Today, sweeping up some of the last of my unposted masks from the coastal Mayo towns, I am starting with two attractive Pascola masks by Estaban González Leva, which I bought in 1995 from INAH, a government museum shop in Mexico City. These are modern and sophisticated in style, and they lack forehead crosses. Due to the long hair, I assumed that these were Mayo masks,  even though a tiny tag on the Pig declared that it was Yaqui. I know nothing more about this carver, so I can’ t even say whether they are definitely Yaqui or Mayo. I would think that these were carved for sale to dancers or collectors.

Then I am adding a trio of masks by Juan Nieblas that I bought from Tom Kolaz in 2007. At that time, Juan lived in Santa Bárbara, a tiny Rio Mayo village in the Municipio of Alamos, Sonora. In contrast to the first two, these masks are more traditional in design, but brightly painted. Tom purchased these three masks from the manager of a Pascola group, during a fiesta; they were to be danced, but Tom bought them before this could occur.

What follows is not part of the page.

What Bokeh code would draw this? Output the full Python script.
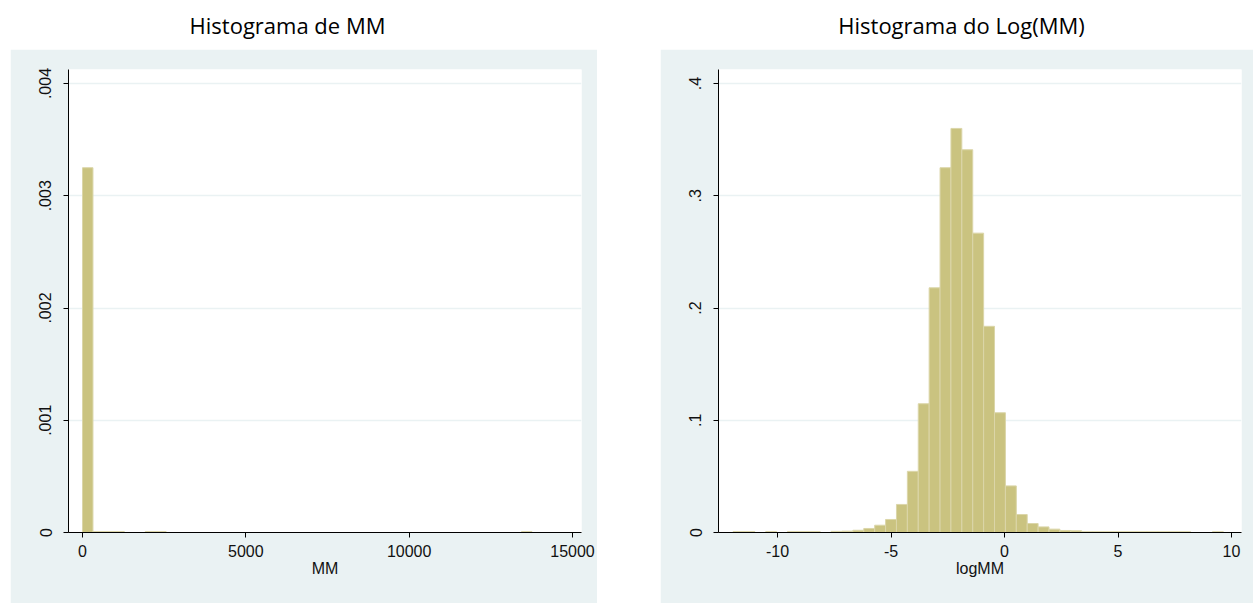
from bokeh.plotting import figure
from bokeh.models import Range1d, FixedTicker, Label, Spacer
from bokeh.layouts import row, column
from bokeh.embed import file_html
from bokeh.resources import INLINE

# ---------------- data ----------------
mm_bin_start = 0.0
mm_bin_width = 320.0
mm_density = [0.00325, 0.000008, 0.000008, 0.000008, 0, 0, 0.000008, 0.000008,
              0, 0, 0, 0, 0, 0, 0, 0, 0, 0, 0, 0, 0, 0,
              0, 0, 0, 0, 0, 0, 0, 0, 0, 0, 0, 0, 0, 0,
              0, 0, 0, 0, 0, 0, 0.000008, 0]

log_bin_start = -11.96
log_bin_width = 0.48
log_density = [0.0008, 0.0008, 0, 0.0008, 0, 0.0008, 0.0008, 0.0008, 0,
               0.001, 0.0012, 0.002, 0.0036, 0.0065, 0.0116, 0.025, 0.0545,
               0.1147, 0.218, 0.325, 0.36, 0.341, 0.2667, 0.1837, 0.1067,
               0.0415, 0.016, 0.008, 0.005, 0.003, 0.0018, 0.0015,
               0.0007, 0.0007, 0.0007, 0.0007, 0.0007, 0.0007, 0.0007, 0.0007,
               0.0007, 0.0007, 0, 0, 0.0007]

mm_xticks = [0, 5000, 10000, 15000]
mm_yticks = [0, 0.001, 0.002, 0.003, 0.004]
mm_ylabels = ["0", ".001", ".002", ".003", ".004"]
log_xticks = [-10, -5, 0, 5, 10]
log_yticks = [0, 0.1, 0.2, 0.3, 0.4]
log_ylabels = ["0", ".1", ".2", ".3", ".4"]

titles = ["Histograma de MM", "Histograma do Log(MM)"]
xlabels = ["MM", "logMM"]

# ---------------- style ----------------
PANEL = "#EAF2F3"
FILL = "#CAC380"
EDGE = "#DBD6A9"
TICK_FONT = "Arial, 'Liberation Sans', sans-serif"


def bars(start, width, dens):
    left, right, top = [], [], []
    for i, d in enumerate(dens):
        if d > 0:
            left.append(start + i * width)
            right.append(start + (i + 1) * width)
            top.append(d)
    return left, right, top


def make_panel(xr, yr, xticks, yticks, ylabels, xlabel, start, width, dens, fw, total_w):
    p = figure(frame_width=fw, frame_height=463, x_range=Range1d(*xr), y_range=Range1d(*yr),
               output_backend="svg", toolbar_location=None,
               min_border_left=58, min_border_right=total_w - 58 - fw,
               min_border_top=20, min_border_bottom=71)
    p.border_fill_color = PANEL
    p.background_fill_color = "white"
    p.outline_line_color = None
    p.xgrid.grid_line_color = None
    p.ygrid.grid_line_color = PANEL
    p.ygrid.grid_line_width = 1.5
    p.ygrid.ticker = FixedTicker(ticks=yticks[1:])

    l, r, t = bars(start, width, dens)
    p.quad(left=l, right=r, bottom=0, top=t, fill_color=FILL, line_color=EDGE, line_width=1)

    for ax in (p.xaxis[0], p.yaxis[0]):
        ax.axis_line_color = "black"
        ax.major_tick_line_color = "black"
        ax.major_tick_out = 5
        ax.major_tick_in = 0
        ax.minor_tick_line_color = None
        ax.major_label_text_font = TICK_FONT
        ax.major_label_text_font_size = "16px"
        ax.major_label_text_color = "#111111"
    p.xaxis.ticker = FixedTicker(ticks=xticks)
    p.xaxis.major_label_overrides = {v: str(v) for v in xticks}
    p.xaxis.major_label_standoff = 7
    p.xaxis.axis_label = xlabel
    p.xaxis.axis_label_text_font = TICK_FONT
    p.xaxis.axis_label_text_font_size = "16px"
    p.xaxis.axis_label_text_font_style = "normal"
    p.xaxis.axis_label_text_color = "#111111"
    p.xaxis.axis_label_standoff = 0

    p.yaxis.ticker = FixedTicker(ticks=yticks)
    p.yaxis.major_label_overrides = {v: s for v, s in zip(yticks, ylabels)}
    p.yaxis.major_label_orientation = "vertical"
    p.yaxis.major_label_standoff = 12
    return p


left = make_panel((-429, 15276), (0, 0.004125), mm_xticks, mm_yticks, mm_ylabels,
                  xlabels[0], mm_bin_start, mm_bin_width, mm_density, 513, 587)
right = make_panel((-12.6, 10.44), (0, 0.4125), log_xticks, log_yticks, log_ylabels,
                   xlabels[1], log_bin_start, log_bin_width, log_density, 523, 593)

# title strip
tp = figure(width=1253, height=49, x_range=Range1d(0, 1253), y_range=Range1d(0, 49),
            x_axis_type=None, y_axis_type=None, output_backend="svg", toolbar_location=None,
            min_border=0)
tp.outline_line_color = None
tp.xgrid.grid_line_color = None
tp.ygrid.grid_line_color = None
tp.border_fill_color = "white"
for tx, xc in zip(titles, [287, 961]):
    tp.add_layout(Label(x=xc, y=25, text=tx, text_align="center", text_baseline="middle",
                        text_font="Open Sans", text_font_size="22px", text_color="black"))

layout = column(tp, row(Spacer(width=10, height=554), left, Spacer(width=63, height=554), right))

with open("out.html", "w") as f:
    f.write(file_html(layout, INLINE))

The first of the masks by Estaban González Leva appears to have a clown’s face (or the face of an evil character in a Batman™ movie).

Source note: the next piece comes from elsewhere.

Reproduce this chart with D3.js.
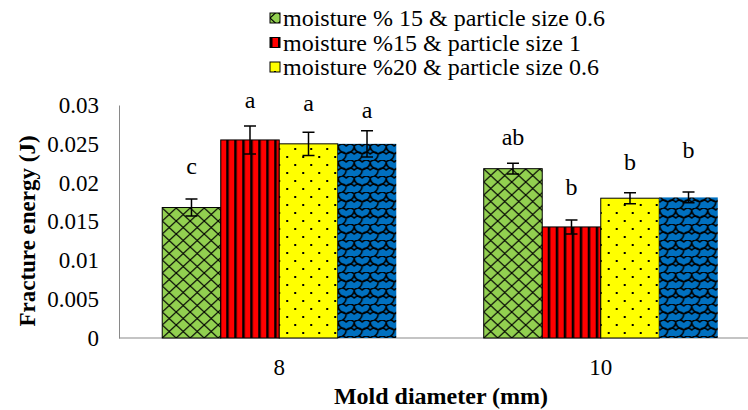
<!DOCTYPE html>
<html>
<head>
<meta charset="utf-8">
<script src="https://cdn.jsdelivr.net/npm/d3@7"></script>
<style>
  body { margin: 0; background: #fff; }
  svg text { font-family: "Liberation Serif", "Times New Roman", serif !important; fill: #000; }
</style>
</head>
<body>
<svg id="chart" width="748" height="410"></svg>
<script>
// données
const categories = ["8", "10"];
const legendNames = [
  "moisture % 15 & particle size 0.6",
  "moisture %15 & particle size 1",
  "moisture %20 & particle size 0.6"
]; // la 4e entrée est coupée dans l'original
const energyM15P06 = [0.0168, 0.0218];
const energyM15P1 = [0.0255, 0.0143];
const energyM20P06 = [0.0250, 0.0180];
const energyFourth = [0.0250, 0.0181];
const errM15P06 = [0.0011, 0.0007];
const errM15P1 = [0.0018, 0.0009];
const errM20P06 = [0.0015, 0.0007];
const errFourth = [0.0017, 0.0007];
const lettersM15P06 = ["c", "ab"];
const lettersM15P1 = ["a", "b"];
const lettersM20P06 = ["a", "b"];
const lettersFourth = ["a", "b"];
// hauteur (J) du centre de chaque lettre
const letterAtM15P06 = [0.0221, 0.0259];
const letterAtM15P1 = [0.0306, 0.0195];
const letterAtM20P06 = [0.0303, 0.0227];
const letterAtFourth = [0.0294, 0.0242];
const yTicks = [0, 0.005, 0.01, 0.015, 0.02, 0.025, 0.03];

const series = [
  { key: "m15p06", values: energyM15P06, err: errM15P06, letters: lettersM15P06, letterAt: letterAtM15P06 },
  { key: "m15p1", values: energyM15P1, err: errM15P1, letters: lettersM15P1, letterAt: letterAtM15P1 },
  { key: "m20p06", values: energyM20P06, err: errM20P06, letters: lettersM20P06, letterAt: letterAtM20P06 },
  { key: "fourth", values: energyFourth, err: errFourth, letters: lettersFourth, letterAt: letterAtFourth }
];

const svg = d3.select("#chart");
const axisColor = "#898989";
const fontSize = 23;
const serif = '"Liberation Serif", "Times New Roman", serif';

// motifs de remplissage (style Excel)
const defs = svg.append("defs");

const pGreen = defs.append("pattern").attr("id", "pat-m15p06")
  .attr("patternUnits", "userSpaceOnUse").attr("width", 14).attr("height", 13);
pGreen.append("rect").attr("width", 14).attr("height", 13).attr("fill", "#92D050");
pGreen.append("path").attr("d", "M0,0L14,13M14,0L0,13")
  .attr("stroke", "#000").attr("stroke-width", 1.2).attr("fill", "none");

const pRed = defs.append("pattern").attr("id", "pat-m15p1")
  .attr("patternUnits", "userSpaceOnUse").attr("width", 8).attr("height", 8);
pRed.append("rect").attr("width", 8).attr("height", 8).attr("fill", "#FF0000");
pRed.append("rect").attr("width", 2.5).attr("height", 8).attr("fill", "#000");

const pYellow = defs.append("pattern").attr("id", "pat-m20p06")
  .attr("patternUnits", "userSpaceOnUse").attr("width", 16).attr("height", 16);
pYellow.append("rect").attr("width", 16).attr("height", 16).attr("fill", "#FFFF00");
pYellow.append("rect").attr("x", 4).attr("y", 4).attr("width", 2).attr("height", 2).attr("fill", "#000");
pYellow.append("rect").attr("x", 12).attr("y", 12).attr("width", 2).attr("height", 2).attr("fill", "#000");

const pBlue = defs.append("pattern").attr("id", "pat-fourth")
  .attr("patternUnits", "userSpaceOnUse").attr("width", 16).attr("height", 16);
pBlue.append("rect").attr("width", 16).attr("height", 16).attr("fill", "#0070C0");
pBlue.append("path")
  .attr("d", "M0,2Q4,-2 8,2Q12,-2 16,2Q16,8 8,10Q0,8 0,2M-8,10Q-4,6 0,10Q4,6 8,10Q8,16 0,18M8,10Q12,6 16,10Q20,6 24,10Q24,16 16,18")
  .attr("stroke", "#000").attr("stroke-width", 1.6).attr("fill", "none");

// échelles
const x0 = d3.scaleBand().domain(categories).range([118.5, 761.5])
  .paddingInner(0.272).paddingOuter(0.136);
const x1 = d3.scaleBand().domain(series.map(s => s.key)).range([0, x0.bandwidth()]);
const y = d3.scaleLinear().domain([0, 0.03]).range([338, 105]);

// axes
const yAxis = svg.append("g").attr("transform", "translate(119,0)")
  .call(d3.axisLeft(y).tickValues(yTicks).tickFormat(d3.format("~g")).tickSize(0).tickPadding(20));
yAxis.attr("font-family", serif).attr("font-size", fontSize);
yAxis.select(".domain").attr("stroke", axisColor);

const xAxis = svg.append("g").attr("transform", "translate(0,338)")
  .call(d3.axisBottom(x0).tickSize(0).tickPadding(21));
xAxis.attr("font-family", serif).attr("font-size", fontSize);
xAxis.select(".domain").attr("stroke", axisColor).attr("d", "M119,0H748");

// barres
const groups = svg.append("g").selectAll("g")
  .data(categories)
  .join("g")
  .attr("transform", c => `translate(${x0(c)},0)`);

groups.selectAll("rect")
  .data((c, i) => series.map(s => ({ key: s.key, v: s.values[i] })))
  .join("rect")
  .attr("x", d => x1(d.key))
  .attr("y", d => y(d.v))
  .attr("width", x1.bandwidth())
  .attr("height", d => y(0) - y(d.v))
  .attr("fill", d => `url(#pat-${d.key})`)
  .attr("stroke", d => d.key === "fourth" ? "none" : "#000")
  .attr("stroke-width", 1);

// barres d'erreur
const cap = 6;
groups.selectAll("path.err")
  .data((c, i) => series.map(s => ({ key: s.key, v: s.values[i], e: s.err[i] })))
  .join("path")
  .attr("class", "err")
  .attr("d", d => {
    const cx = x1(d.key) + x1.bandwidth() / 2;
    const top = y(d.v + d.e), bot = y(d.v - d.e);
    return `M${cx - cap},${top}H${cx + cap}M${cx},${top}V${bot}M${cx - cap},${bot}H${cx + cap}`;
  })
  .attr("stroke", "#000")
  .attr("stroke-width", 1.5)
  .attr("fill", "none");

// lettres de significativité
groups.selectAll("text.letter")
  .data((c, i) => series.map(s => ({ key: s.key, t: s.letters[i], at: s.letterAt[i] })))
  .join("text")
  .attr("class", "letter")
  .attr("x", d => x1(d.key) + x1.bandwidth() / 2)
  .attr("y", d => y(d.at))
  .attr("text-anchor", "middle")
  .attr("dominant-baseline", "central")
  .style("font-size", "24px")
  .text(d => d.t);

// titres des axes
svg.append("text")
  .attr("x", 441).attr("y", 396)
  .attr("text-anchor", "middle").attr("dominant-baseline", "central")
  .style("font-size", "24px").style("font-weight", "bold")
  .text("Mold diameter (mm)");

svg.append("text")
  .attr("transform", "translate(27,231) rotate(-90)")
  .attr("text-anchor", "middle").attr("dominant-baseline", "central")
  .style("font-size", "23px").style("font-weight", "bold")
  .text("Fracture energy (J)");

// légende
const legend = svg.append("g").selectAll("g")
  .data(legendNames)
  .join("g")
  .attr("transform", (d, i) => `translate(270,${18 + i * 24.5})`);

legend.append("rect")
  .attr("x", 0).attr("y", -5)
  .attr("width", 10).attr("height", 10)
  .attr("fill", (d, i) => `url(#pat-${series[i].key})`)
  .attr("stroke", "#000").attr("stroke-width", 1);

legend.append("text")
  .attr("x", 13).attr("y", 0)
  .attr("dominant-baseline", "central")
  .style("font-size", "24px")
  .text(d => d);
</script>
</body>
</html>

Note the long brow hair and the extremely long beard, in the tradition of Sinaloa Mayo masks and characteristic of recent Rio Mayo masks.

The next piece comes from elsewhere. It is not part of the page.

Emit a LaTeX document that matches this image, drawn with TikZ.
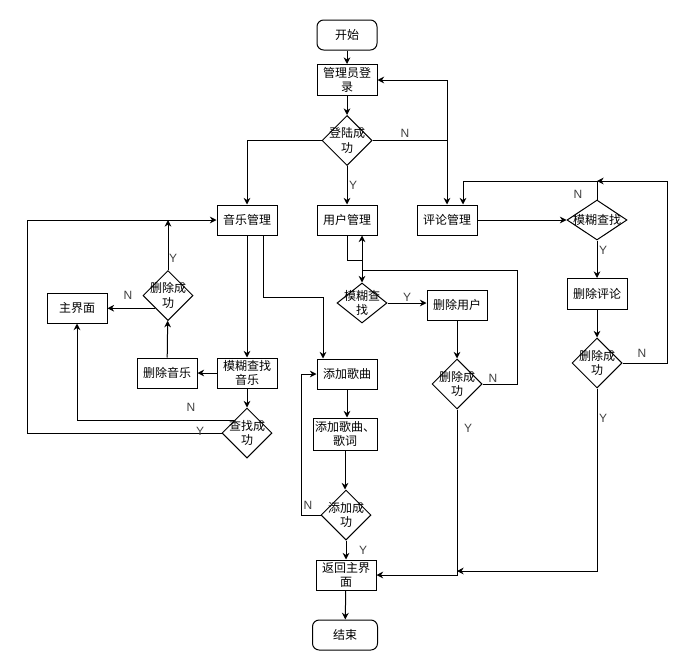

There is a colorful rim design that could be found on a Yaqui or Mayo Pascola mask.

This is the nose of a clown (payaso).

There is no forehead cross.

Nor is there a chin cross.

This mask is 8¾ inches tall, 5½ inches wide, and 3 inches deep.

There is a Yaqui style cross carved on the inside of the forehead of this mask. There is not clear evidence of staining from use, but the cross on the back makes one wonder if it might have been danced after all.

The second mask by Estaban González Leva has the face of a pig. One usually sees this face on Yaqui masks such as those of Cheto Álvarez.

There is no forehead cross.

The rim design does remind one of Yaqui masks.

And as a matter of fact, the hot pink paint on this mask was also favored by Cheto Álvarez.

However, the mouth was hollowed out by the artist, a detail that I have never seen on a Yaqui Pig Pascola mask.

This mask is 8 inches tall, 5¾ inches wide, and 4¼ inches deep.

There is no staining from use. However, also note the very thin walls of this mask, and of the last, the work of an excellent carver.

Here is the first of three masks by Juan Nieblas, who was definitely a Rio Mayo carver. This mask and the two that follow were intended to be danced in 2007, had they not been purchased from the dance group by a collector.

This mask has a traditional design.

The forehead cross is flanked by triangles painted in contrasting colors.

There is no chin cross.

This mask is 8 inches tall, 5½ inches wide, and 4 inches deep.

If there is any staining from use, it is minimal.

The second mask by Juan Nieblas is maroon in color.

There are crosses on the triangles under the eyes.

There is a simple rim design of painted lines in contrasting colors.

There is a traditional forehead cross.

This mask is 8 inches tall, 5¾ inches wide, and 4 inches deep.

There is no indication of staining from use.

The third mask by Nieblas is orange in color. Is this meant to represent a Caucasian complexion?

By now we have seen many Rio Mayo masks with extended tongues.

There is a discontinuous rim design of painted triangles, another very familiar element.

This forehead cross is much like the last.

This mask is 7½ inches tall, 5 inches wide, and 3¼inches deep.

There is no staining from use. By now you may have noticed that Juan’s masks have a characteristic appearance, front and back, and that the hair bundles are apparently glued in place, rather than stitched or pegged.